Pullman on age banding
Bestselling novelist turned comics scribe Phillip Pullman has written in the Guardian about the trend for publishers to ‘age band’ books – this is when books for younger readers are marked ‘age 11+’ and so on. In short he’s quite against it and is relieved his publisher didn’t add these age bands to his own novels when he made his objections clear (although other less famous authors may not have been allowed that input, or perhaps felt they weren’t in a position to rock the boat). And he makes a very good point:
“When I sit down to write a book, I know several things about it: I know roughly how long it will be, I know some of the events in the story, I know a little about some of the characters, I know – without knowing quite how I’ll get to it – what tone of voice I want the narrative to be cast in.
But there are several things I don’t know, and one of those is who will read it. You simply can’t decide who your readership will be. Nor do I want to, because declaring that it’s for any group in particular means excluding every other group, and I don’t want to exclude anybody. Every reader is welcome, and I want my books to say so. Like some other writers, I avoid giving the age of my characters for that reason. I want every child to feel they can befriend them.”
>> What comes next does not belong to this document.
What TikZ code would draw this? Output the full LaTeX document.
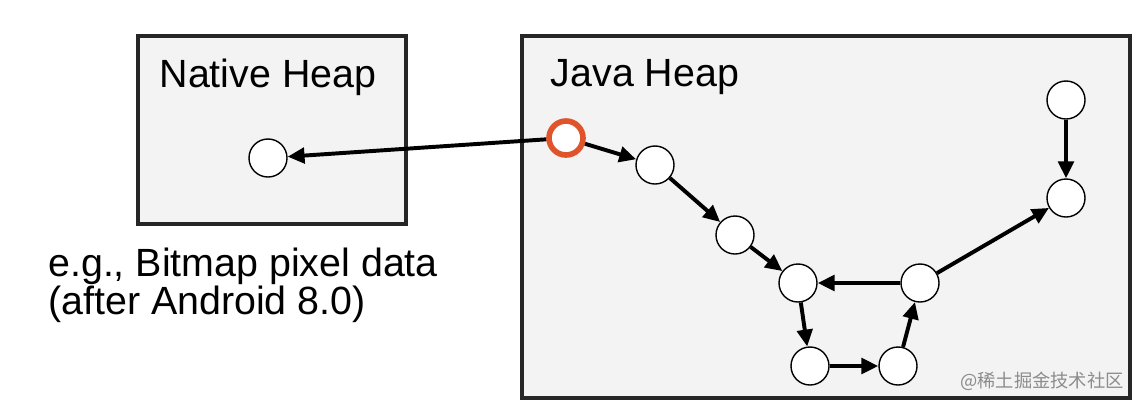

Pullman goes on to discuss how any attempt to add age suitability to a book is pretty arbitrary – different children will be capable (not to mention interested) in very different types of books and levels of reading difficulty and marking a book so specifically is likely to discourage many readers (not to mention the adults who buy their books), putting a book back on the shelf because the age range makes them think it is unsuitable. Pullman’s own works are a perfect case in point – his Dark Materials books were originally marketed to a Young Adult audience (or YA as its called in the trade) but huge numbers of adults also read them (and they are often challenging for adult readers too – they do that wonderful thing of spinning a great tale and also making you think, presumably why some reactionary people attack them – heaven forfend we should use books to help expand thought…). Now ‘adult’ editions of those books are published, just like with the Harry Potter novels – same books, just a different cover for the adults.
The author isn’t against any sort of guidance on age range and suitability – he does acknowledge there is some need for it. Teachers and librarians will recommend books to kids and so will good booksellers; some books will be arranged by age (such as YA fiction, 9-12 years fiction) and of course many manga titles carry age advisory markings. But these are only very loose guidelines – each child will be different and its best they chose what they want to read, where necessary with a little guidance from a bookseller or librarian. But as Pullman observes by putting a specific age on the book it implies a tacit approval by the author that the book is only suitable for that group and he and others are against this. In fact they have a website – notoagebanding – now up with a statement of principle; its already attracted over a thousand people (many of them well-known authors) signing up to support it.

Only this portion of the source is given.